• The data
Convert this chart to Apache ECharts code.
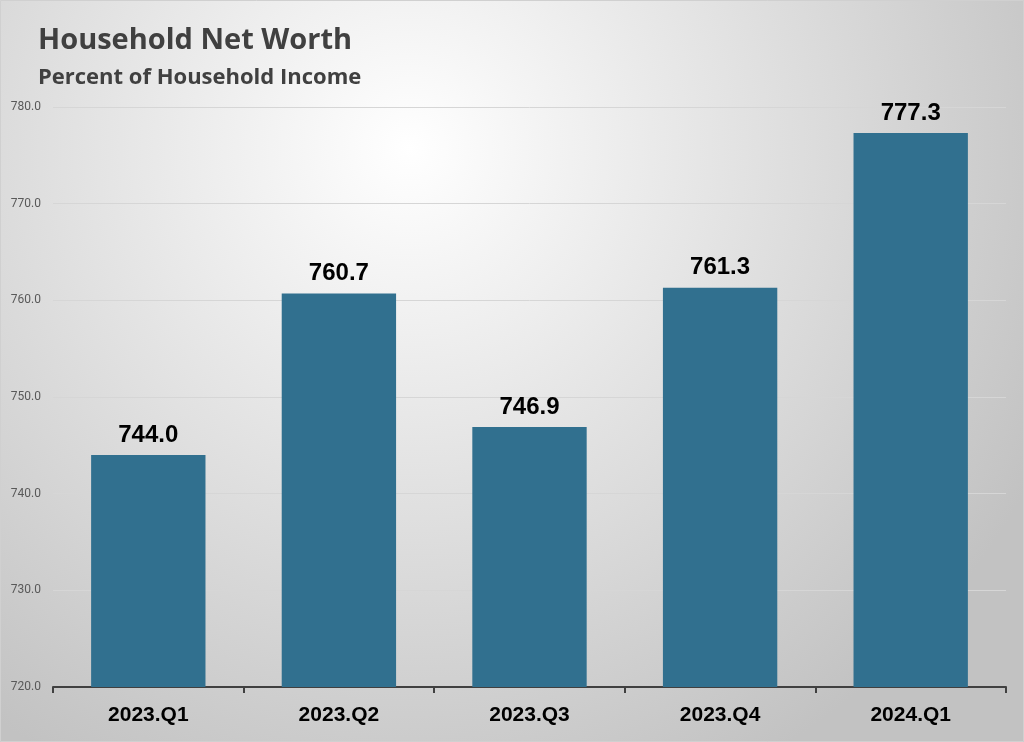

...

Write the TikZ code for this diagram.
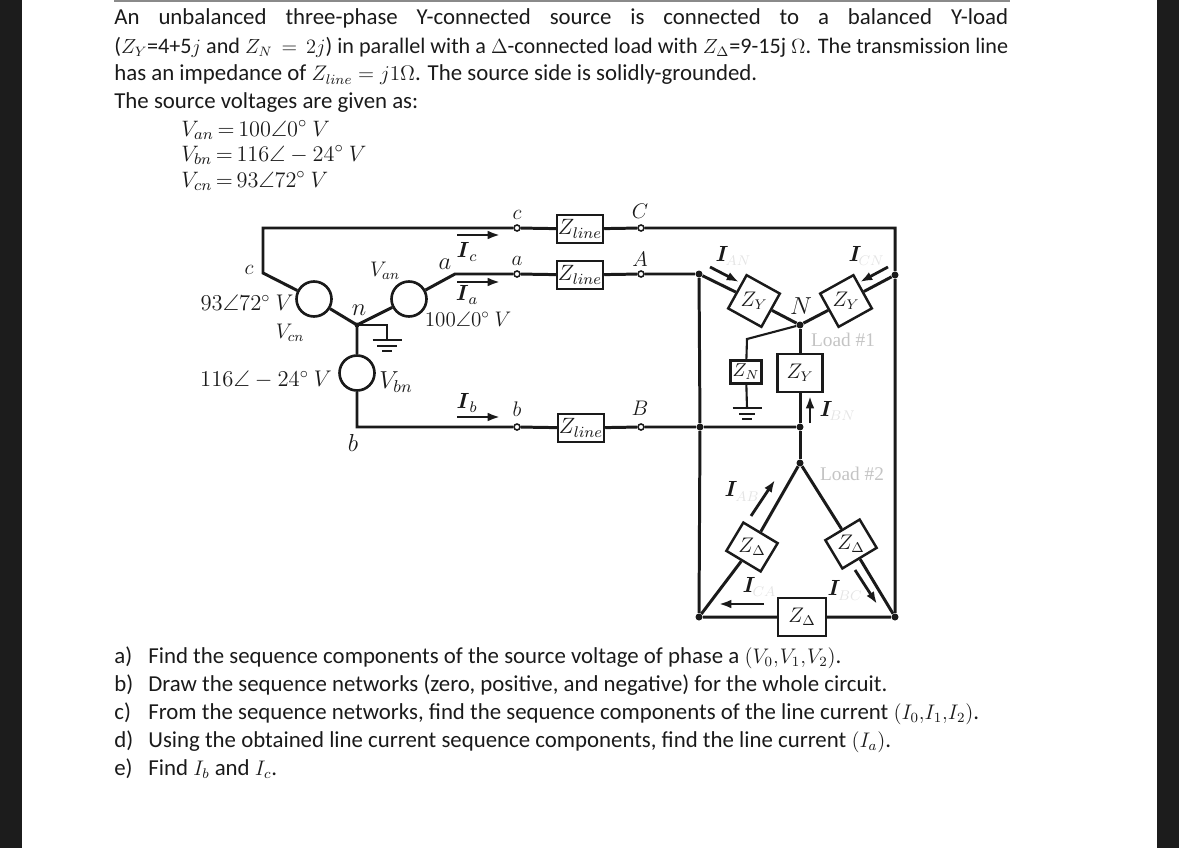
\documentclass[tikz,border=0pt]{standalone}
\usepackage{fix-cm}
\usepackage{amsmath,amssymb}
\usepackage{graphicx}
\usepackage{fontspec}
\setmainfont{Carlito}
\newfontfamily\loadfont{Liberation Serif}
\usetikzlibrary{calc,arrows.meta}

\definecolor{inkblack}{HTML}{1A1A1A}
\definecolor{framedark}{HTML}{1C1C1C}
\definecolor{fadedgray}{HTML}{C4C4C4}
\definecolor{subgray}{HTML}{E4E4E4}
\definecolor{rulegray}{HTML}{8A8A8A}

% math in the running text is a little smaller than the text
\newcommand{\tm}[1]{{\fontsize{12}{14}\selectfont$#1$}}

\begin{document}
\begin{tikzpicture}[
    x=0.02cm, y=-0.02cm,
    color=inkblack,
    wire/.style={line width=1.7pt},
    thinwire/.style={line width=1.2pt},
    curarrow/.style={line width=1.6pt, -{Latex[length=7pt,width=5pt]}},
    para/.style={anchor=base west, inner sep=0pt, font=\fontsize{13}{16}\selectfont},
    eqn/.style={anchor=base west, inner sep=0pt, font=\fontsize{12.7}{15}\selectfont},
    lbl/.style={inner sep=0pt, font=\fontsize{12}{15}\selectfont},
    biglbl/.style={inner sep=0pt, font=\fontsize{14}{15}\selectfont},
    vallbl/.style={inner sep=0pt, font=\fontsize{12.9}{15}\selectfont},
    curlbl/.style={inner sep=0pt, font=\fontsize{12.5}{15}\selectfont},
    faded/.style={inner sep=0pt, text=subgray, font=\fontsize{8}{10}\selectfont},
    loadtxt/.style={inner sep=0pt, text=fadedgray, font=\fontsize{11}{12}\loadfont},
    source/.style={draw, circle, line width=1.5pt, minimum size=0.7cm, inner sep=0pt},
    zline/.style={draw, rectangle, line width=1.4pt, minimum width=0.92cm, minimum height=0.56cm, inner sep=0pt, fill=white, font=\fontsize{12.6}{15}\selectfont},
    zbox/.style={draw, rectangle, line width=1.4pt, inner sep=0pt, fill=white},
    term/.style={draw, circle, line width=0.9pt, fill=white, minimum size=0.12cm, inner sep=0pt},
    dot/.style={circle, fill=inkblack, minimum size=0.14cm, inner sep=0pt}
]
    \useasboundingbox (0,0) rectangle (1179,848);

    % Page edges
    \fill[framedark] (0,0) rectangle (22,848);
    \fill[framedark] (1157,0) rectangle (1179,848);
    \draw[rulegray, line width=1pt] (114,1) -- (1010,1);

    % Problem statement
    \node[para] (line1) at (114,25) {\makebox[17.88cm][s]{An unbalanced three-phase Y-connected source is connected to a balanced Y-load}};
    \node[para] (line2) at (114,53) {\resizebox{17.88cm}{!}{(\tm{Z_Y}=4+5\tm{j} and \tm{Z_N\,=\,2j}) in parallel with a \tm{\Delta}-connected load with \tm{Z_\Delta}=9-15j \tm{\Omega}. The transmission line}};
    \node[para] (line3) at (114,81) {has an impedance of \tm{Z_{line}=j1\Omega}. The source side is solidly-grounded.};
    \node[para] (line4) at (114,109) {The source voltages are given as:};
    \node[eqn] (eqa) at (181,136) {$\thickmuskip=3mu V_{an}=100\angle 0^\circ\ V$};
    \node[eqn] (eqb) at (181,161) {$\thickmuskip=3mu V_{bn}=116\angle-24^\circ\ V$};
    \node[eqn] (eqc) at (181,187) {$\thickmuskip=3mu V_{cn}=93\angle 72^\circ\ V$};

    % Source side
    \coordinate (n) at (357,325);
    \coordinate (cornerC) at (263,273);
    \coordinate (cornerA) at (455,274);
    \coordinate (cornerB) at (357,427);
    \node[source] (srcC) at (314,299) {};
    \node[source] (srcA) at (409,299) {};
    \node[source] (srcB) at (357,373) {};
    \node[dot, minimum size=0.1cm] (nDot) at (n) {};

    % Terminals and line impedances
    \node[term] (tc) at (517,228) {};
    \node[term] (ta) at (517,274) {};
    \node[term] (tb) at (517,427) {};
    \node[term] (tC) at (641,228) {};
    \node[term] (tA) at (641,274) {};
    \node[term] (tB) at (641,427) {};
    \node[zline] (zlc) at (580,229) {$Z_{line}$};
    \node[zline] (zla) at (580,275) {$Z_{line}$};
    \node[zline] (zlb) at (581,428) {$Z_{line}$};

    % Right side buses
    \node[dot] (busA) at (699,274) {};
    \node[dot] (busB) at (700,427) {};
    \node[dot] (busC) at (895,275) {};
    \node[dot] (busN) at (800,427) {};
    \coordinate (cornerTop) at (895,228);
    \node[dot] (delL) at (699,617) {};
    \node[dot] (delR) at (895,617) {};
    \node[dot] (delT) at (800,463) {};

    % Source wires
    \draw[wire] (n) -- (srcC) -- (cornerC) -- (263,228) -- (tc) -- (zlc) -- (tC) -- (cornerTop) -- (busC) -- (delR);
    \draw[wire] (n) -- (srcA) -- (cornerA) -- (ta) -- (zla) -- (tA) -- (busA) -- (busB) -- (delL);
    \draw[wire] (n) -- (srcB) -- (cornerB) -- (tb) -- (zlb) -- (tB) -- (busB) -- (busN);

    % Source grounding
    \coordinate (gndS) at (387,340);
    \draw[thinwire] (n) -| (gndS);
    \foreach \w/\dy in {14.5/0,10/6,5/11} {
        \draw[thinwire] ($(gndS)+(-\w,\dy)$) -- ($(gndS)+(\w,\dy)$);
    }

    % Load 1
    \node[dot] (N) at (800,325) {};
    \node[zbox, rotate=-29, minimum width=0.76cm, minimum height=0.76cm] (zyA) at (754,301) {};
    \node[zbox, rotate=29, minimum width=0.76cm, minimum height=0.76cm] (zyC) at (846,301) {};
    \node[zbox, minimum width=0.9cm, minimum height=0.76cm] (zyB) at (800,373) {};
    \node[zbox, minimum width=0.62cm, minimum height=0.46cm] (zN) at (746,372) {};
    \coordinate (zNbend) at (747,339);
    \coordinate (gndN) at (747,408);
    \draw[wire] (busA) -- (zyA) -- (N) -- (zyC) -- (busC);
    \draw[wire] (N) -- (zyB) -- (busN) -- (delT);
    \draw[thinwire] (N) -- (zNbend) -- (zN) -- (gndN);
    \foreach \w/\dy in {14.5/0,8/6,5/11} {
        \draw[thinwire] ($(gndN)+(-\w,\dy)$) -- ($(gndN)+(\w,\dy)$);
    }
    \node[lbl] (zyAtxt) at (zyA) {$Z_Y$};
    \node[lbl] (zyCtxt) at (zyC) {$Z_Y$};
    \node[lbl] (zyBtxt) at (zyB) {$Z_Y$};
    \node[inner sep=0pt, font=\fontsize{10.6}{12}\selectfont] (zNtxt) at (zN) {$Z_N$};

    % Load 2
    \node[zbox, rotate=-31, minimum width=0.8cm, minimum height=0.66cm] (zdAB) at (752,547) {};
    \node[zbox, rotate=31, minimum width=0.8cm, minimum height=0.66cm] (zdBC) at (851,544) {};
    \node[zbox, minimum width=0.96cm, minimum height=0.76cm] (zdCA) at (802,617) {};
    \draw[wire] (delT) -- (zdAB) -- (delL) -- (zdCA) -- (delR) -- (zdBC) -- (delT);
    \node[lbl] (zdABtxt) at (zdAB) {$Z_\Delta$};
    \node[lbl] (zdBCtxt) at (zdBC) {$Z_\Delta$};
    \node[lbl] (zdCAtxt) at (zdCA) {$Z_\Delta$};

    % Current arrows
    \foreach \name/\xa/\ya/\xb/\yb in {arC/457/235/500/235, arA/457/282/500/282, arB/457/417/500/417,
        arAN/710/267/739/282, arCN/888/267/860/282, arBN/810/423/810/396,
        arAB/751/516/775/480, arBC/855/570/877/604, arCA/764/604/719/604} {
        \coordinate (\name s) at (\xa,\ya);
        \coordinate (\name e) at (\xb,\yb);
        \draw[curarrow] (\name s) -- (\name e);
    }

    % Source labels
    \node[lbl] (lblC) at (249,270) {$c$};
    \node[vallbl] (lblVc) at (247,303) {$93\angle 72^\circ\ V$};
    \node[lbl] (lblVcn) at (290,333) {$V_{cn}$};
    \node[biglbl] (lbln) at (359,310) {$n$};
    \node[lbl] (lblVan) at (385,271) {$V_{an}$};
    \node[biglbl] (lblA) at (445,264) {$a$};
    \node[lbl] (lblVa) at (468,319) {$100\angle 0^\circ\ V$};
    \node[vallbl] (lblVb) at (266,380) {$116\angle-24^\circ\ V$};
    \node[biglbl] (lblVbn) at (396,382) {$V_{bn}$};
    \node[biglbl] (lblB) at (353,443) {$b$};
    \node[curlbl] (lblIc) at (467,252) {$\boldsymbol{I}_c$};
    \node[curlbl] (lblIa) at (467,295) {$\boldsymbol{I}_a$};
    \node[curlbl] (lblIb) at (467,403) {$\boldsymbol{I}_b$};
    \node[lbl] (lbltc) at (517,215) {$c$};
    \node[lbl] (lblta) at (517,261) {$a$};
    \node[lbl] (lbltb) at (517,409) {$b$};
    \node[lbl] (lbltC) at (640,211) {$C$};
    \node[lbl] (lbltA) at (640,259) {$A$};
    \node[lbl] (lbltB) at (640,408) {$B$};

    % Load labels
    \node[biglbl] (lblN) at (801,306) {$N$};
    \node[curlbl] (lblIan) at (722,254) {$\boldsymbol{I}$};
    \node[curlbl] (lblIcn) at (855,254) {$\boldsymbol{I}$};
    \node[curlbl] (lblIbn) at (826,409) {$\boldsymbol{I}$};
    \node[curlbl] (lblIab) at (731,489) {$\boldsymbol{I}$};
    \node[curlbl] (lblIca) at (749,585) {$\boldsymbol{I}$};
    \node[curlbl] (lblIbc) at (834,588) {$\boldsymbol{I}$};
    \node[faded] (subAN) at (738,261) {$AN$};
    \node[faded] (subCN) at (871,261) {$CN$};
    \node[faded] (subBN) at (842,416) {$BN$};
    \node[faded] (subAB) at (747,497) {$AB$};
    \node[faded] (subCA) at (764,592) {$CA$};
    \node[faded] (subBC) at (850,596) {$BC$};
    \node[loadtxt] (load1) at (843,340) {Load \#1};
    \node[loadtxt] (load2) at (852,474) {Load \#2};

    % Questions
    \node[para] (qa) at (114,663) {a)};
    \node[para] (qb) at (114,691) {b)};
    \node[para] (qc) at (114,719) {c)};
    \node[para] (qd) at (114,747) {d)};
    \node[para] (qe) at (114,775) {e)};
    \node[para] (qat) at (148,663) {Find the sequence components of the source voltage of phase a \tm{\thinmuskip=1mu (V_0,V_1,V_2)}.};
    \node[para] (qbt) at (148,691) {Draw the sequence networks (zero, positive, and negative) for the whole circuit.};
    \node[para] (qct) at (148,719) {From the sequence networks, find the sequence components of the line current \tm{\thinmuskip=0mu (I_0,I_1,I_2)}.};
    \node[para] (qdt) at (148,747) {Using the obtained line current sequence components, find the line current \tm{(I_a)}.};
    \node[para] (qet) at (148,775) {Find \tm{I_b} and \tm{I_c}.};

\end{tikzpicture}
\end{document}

...

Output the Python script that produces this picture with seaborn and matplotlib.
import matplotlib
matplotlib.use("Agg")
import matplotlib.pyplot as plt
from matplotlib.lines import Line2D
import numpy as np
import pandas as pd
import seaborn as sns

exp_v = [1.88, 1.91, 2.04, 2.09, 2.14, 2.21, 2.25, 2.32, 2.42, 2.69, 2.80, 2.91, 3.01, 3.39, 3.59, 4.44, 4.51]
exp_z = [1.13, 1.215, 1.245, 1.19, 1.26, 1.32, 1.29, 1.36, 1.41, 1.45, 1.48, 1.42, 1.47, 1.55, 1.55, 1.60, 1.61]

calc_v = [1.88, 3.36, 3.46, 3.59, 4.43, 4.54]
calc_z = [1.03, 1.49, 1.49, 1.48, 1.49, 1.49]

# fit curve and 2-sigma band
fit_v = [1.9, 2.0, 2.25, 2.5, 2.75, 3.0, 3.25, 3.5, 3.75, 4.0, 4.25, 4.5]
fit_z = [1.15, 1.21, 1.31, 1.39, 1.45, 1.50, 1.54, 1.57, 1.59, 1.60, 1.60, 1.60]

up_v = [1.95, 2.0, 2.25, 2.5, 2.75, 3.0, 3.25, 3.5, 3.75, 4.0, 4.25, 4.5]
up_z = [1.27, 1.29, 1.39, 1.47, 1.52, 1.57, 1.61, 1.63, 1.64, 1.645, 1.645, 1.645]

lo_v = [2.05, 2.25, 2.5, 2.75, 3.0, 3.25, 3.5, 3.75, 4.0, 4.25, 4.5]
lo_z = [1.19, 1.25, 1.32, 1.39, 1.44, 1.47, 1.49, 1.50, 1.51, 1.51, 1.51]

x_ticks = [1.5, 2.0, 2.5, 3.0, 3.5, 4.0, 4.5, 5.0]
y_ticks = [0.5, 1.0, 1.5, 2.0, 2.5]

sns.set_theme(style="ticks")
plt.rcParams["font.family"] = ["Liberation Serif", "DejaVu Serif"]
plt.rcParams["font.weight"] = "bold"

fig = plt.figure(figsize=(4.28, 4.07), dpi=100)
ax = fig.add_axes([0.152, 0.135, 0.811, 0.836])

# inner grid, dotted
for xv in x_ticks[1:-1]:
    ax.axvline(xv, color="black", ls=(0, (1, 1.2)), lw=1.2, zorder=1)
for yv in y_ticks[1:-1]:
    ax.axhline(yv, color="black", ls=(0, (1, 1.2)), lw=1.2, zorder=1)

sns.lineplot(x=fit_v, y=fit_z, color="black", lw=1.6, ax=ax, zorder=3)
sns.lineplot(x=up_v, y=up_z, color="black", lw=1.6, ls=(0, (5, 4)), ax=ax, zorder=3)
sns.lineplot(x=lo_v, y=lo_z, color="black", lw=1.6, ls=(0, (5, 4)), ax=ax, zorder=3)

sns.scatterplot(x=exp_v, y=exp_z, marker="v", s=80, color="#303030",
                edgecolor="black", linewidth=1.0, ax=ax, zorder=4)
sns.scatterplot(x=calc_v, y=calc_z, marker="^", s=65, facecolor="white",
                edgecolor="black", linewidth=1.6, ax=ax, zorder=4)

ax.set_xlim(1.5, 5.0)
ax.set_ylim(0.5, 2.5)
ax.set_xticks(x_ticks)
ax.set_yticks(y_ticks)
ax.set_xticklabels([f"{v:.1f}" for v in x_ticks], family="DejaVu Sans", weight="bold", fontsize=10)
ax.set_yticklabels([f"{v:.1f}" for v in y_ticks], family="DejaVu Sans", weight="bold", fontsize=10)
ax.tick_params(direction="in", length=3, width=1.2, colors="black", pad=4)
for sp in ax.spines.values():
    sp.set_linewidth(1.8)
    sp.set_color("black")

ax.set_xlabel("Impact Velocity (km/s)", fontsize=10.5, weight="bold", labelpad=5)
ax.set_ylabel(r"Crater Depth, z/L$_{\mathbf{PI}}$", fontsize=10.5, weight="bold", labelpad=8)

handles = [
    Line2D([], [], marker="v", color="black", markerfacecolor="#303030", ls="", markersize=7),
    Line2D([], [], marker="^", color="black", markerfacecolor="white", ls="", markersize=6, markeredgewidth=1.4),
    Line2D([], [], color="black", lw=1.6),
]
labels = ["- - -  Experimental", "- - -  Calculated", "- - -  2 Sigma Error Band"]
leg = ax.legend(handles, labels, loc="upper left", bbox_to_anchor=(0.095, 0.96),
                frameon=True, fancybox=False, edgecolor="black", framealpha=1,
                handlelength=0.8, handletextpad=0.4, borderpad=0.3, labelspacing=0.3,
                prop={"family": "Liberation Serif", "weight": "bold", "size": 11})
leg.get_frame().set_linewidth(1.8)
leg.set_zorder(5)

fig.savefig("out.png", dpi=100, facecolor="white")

• Exercise brief
Beginning with the line containing "Output the Python" and ending with the line containing "import seaborn as sns", extract those lines exactly from the listing above, and only those.

• Answer to the task
Output the Python script that produces this picture with seaborn and matplotlib.
import matplotlib
matplotlib.use("Agg")
import matplotlib.pyplot as plt
from matplotlib.lines import Line2D
import numpy as np
import pandas as pd
import seaborn as sns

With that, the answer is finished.